### The request
Write out the listing below again, precisely as it is given.

************

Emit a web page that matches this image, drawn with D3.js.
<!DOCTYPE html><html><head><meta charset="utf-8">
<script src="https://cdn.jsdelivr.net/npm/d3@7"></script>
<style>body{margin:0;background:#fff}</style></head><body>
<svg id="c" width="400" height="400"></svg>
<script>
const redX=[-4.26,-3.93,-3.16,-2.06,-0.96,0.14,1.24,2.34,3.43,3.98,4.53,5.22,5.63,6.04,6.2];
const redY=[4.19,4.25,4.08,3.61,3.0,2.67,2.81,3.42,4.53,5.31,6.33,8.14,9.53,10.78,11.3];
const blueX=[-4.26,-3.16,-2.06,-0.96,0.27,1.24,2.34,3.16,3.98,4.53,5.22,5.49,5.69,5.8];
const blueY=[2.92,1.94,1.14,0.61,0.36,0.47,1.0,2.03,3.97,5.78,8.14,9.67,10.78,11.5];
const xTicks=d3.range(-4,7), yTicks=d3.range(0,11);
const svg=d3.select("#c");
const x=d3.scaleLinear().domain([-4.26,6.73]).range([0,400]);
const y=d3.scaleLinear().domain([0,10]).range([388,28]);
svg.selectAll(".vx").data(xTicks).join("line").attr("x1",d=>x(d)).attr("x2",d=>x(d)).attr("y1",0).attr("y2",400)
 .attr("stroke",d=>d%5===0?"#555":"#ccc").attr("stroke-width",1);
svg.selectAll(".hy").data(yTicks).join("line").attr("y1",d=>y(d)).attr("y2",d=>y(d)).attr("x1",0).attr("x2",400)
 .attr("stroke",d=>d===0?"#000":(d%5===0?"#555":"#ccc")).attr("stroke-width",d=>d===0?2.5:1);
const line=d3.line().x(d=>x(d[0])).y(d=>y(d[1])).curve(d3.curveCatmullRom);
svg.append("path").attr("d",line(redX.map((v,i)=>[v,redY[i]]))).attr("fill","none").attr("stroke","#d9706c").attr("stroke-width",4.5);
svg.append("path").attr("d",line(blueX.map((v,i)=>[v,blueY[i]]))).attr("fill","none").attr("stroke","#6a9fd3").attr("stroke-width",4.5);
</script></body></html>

************

### Response to the exercise
Emit a web page that matches this image, drawn with D3.js.
<!DOCTYPE html><html><head><meta charset="utf-8">
<script src="https://cdn.jsdelivr.net/npm/d3@7"></script>
<style>body{margin:0;background:#fff}</style></head><body>
<svg id="c" width="400" height="400"></svg>
<script>
const redX=[-4.26,-3.93,-3.16,-2.06,-0.96,0.14,1.24,2.34,3.43,3.98,4.53,5.22,5.63,6.04,6.2];
const redY=[4.19,4.25,4.08,3.61,3.0,2.67,2.81,3.42,4.53,5.31,6.33,8.14,9.53,10.78,11.3];
const blueX=[-4.26,-3.16,-2.06,-0.96,0.27,1.24,2.34,3.16,3.98,4.53,5.22,5.49,5.69,5.8];
const blueY=[2.92,1.94,1.14,0.61,0.36,0.47,1.0,2.03,3.97,5.78,8.14,9.67,10.78,11.5];
const xTicks=d3.range(-4,7), yTicks=d3.range(0,11);
const svg=d3.select("#c");
const x=d3.scaleLinear().domain([-4.26,6.73]).range([0,400]);
const y=d3.scaleLinear().domain([0,10]).range([388,28]);
svg.selectAll(".vx").data(xTicks).join("line").attr("x1",d=>x(d)).attr("x2",d=>x(d)).attr("y1",0).attr("y2",400)
 .attr("stroke",d=>d%5===0?"#555":"#ccc").attr("stroke-width",1);
svg.selectAll(".hy").data(yTicks).join("line").attr("y1",d=>y(d)).attr("y2",d=>y(d)).attr("x1",0).attr("x2",400)
 .attr("stroke",d=>d===0?"#000":(d%5===0?"#555":"#ccc")).attr("stroke-width",d=>d===0?2.5:1);
const line=d3.line().x(d=>x(d[0])).y(d=>y(d[1])).curve(d3.curveCatmullRom);
svg.append("path").attr("d",line(redX.map((v,i)=>[v,redY[i]]))).attr("fill","none").attr("stroke","#d9706c").attr("stroke-width",4.5);
svg.append("path").attr("d",line(blueX.map((v,i)=>[v,blueY[i]]))).attr("fill","none").attr("stroke","#6a9fd3").attr("stroke-width",4.5);
</script></body></html>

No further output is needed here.